» **EXERCISE INSTRUCTIONS**: Identify and copy all lines of the material where the string "LaTeX" is found.

» **DATA SHOWN**:
** Begin **

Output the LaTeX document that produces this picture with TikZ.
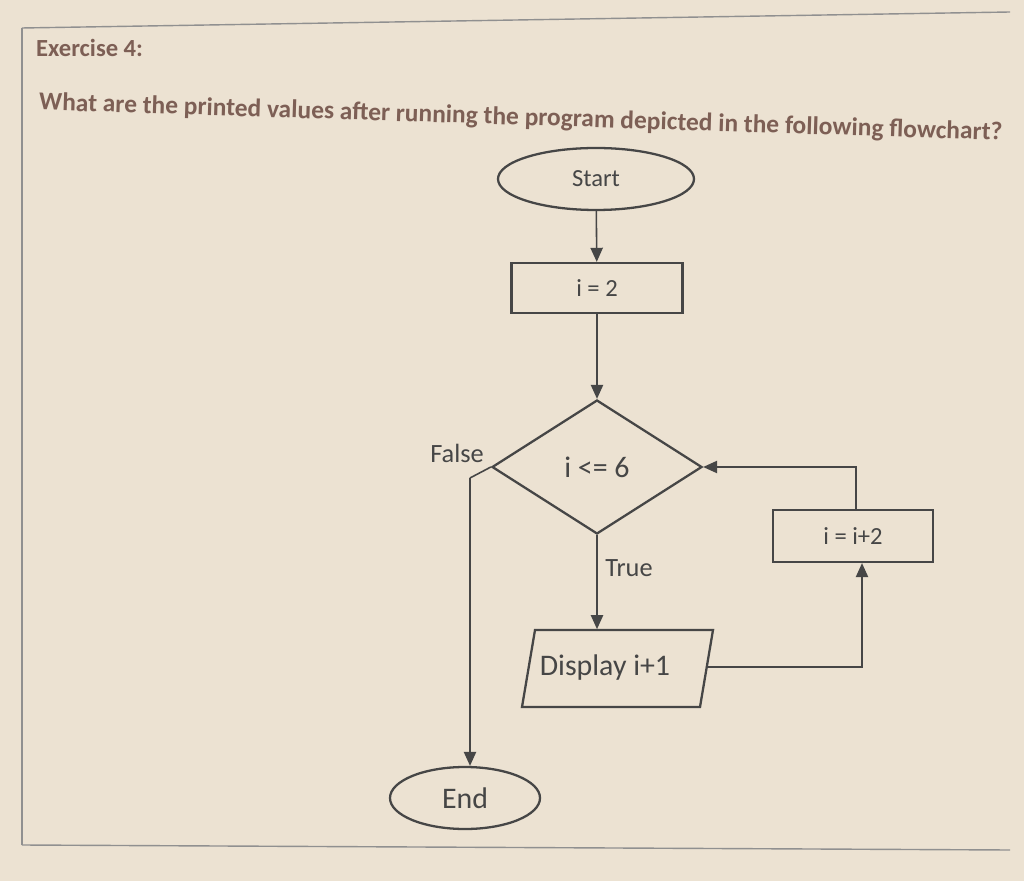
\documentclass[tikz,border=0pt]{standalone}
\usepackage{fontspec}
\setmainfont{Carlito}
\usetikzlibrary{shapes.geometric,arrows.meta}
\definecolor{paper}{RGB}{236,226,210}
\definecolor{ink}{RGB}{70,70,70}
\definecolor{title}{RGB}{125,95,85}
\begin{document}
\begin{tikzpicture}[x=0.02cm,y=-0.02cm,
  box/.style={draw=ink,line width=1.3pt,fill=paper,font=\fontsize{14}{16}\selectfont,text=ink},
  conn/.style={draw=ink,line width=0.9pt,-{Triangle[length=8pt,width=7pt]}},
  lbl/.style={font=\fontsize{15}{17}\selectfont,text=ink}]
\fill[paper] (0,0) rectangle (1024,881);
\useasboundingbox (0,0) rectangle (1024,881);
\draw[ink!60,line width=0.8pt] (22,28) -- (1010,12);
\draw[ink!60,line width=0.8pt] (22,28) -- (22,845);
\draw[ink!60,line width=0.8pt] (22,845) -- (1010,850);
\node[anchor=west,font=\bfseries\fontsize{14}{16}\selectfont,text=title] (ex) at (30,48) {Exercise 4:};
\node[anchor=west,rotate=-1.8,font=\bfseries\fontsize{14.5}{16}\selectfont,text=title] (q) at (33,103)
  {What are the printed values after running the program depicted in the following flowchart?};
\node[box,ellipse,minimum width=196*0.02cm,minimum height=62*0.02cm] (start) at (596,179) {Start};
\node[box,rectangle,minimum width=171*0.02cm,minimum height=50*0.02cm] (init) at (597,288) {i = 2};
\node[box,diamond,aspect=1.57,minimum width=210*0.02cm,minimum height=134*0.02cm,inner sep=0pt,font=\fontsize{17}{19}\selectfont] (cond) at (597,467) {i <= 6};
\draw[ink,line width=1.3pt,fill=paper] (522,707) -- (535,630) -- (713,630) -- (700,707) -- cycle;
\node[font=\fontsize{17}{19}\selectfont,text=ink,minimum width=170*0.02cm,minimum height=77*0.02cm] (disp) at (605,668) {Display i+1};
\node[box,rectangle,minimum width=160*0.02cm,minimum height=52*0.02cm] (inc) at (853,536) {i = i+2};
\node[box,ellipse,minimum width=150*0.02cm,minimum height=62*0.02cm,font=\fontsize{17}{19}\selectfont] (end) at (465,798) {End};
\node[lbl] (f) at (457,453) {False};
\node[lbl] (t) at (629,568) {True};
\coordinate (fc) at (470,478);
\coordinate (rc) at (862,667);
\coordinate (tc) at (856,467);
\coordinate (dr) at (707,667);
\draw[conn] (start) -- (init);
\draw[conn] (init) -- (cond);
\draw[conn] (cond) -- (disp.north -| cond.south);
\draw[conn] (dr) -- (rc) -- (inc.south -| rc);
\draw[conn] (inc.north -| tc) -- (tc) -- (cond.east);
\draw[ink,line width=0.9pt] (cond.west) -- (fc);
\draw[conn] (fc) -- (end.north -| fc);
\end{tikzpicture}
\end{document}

** End **
** Begin **

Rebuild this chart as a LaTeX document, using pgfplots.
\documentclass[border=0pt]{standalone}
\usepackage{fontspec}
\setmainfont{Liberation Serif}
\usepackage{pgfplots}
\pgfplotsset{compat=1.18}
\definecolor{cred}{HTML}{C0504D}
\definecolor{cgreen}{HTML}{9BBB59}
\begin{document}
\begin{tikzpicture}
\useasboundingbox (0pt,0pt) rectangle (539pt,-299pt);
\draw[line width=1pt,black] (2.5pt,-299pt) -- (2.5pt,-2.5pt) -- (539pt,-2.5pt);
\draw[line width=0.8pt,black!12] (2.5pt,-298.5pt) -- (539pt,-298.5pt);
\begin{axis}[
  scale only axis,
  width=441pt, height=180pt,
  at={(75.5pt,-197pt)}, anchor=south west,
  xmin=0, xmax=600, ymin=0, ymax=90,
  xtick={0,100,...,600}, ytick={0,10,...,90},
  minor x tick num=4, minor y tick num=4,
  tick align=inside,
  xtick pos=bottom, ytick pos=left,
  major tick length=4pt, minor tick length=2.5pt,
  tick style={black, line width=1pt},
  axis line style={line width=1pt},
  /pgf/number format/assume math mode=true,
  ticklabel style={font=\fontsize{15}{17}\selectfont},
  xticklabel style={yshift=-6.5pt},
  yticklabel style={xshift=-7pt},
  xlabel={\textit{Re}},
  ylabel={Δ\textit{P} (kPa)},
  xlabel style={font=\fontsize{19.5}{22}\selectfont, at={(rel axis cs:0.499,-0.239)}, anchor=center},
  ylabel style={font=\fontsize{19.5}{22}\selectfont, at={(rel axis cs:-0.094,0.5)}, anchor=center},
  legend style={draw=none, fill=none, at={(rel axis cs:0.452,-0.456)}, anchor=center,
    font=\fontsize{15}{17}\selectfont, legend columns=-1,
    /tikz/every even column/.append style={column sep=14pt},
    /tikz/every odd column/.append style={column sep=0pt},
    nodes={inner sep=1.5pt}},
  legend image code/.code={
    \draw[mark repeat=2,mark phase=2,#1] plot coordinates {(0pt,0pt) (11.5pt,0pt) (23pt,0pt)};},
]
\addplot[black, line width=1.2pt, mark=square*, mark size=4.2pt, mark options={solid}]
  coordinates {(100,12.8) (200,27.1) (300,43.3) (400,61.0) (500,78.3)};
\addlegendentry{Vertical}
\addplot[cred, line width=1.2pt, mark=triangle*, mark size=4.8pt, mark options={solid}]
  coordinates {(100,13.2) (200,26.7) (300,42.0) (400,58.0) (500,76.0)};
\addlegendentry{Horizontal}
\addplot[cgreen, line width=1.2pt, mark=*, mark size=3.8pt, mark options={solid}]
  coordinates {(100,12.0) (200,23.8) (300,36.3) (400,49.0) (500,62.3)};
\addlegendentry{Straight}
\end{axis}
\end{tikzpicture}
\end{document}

** End **
** Begin **

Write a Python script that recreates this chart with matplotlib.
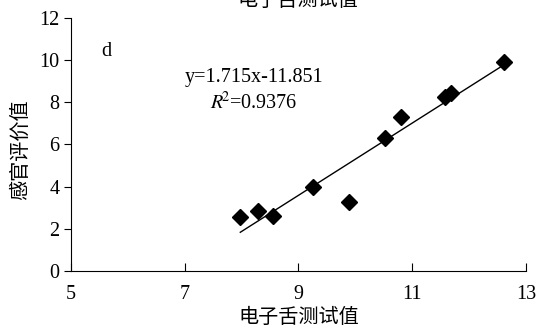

** End **

» **ANSWER FOR THE TASK**:
Output the LaTeX document that produces this picture with TikZ.
Rebuild this chart as a LaTeX document, using pgfplots.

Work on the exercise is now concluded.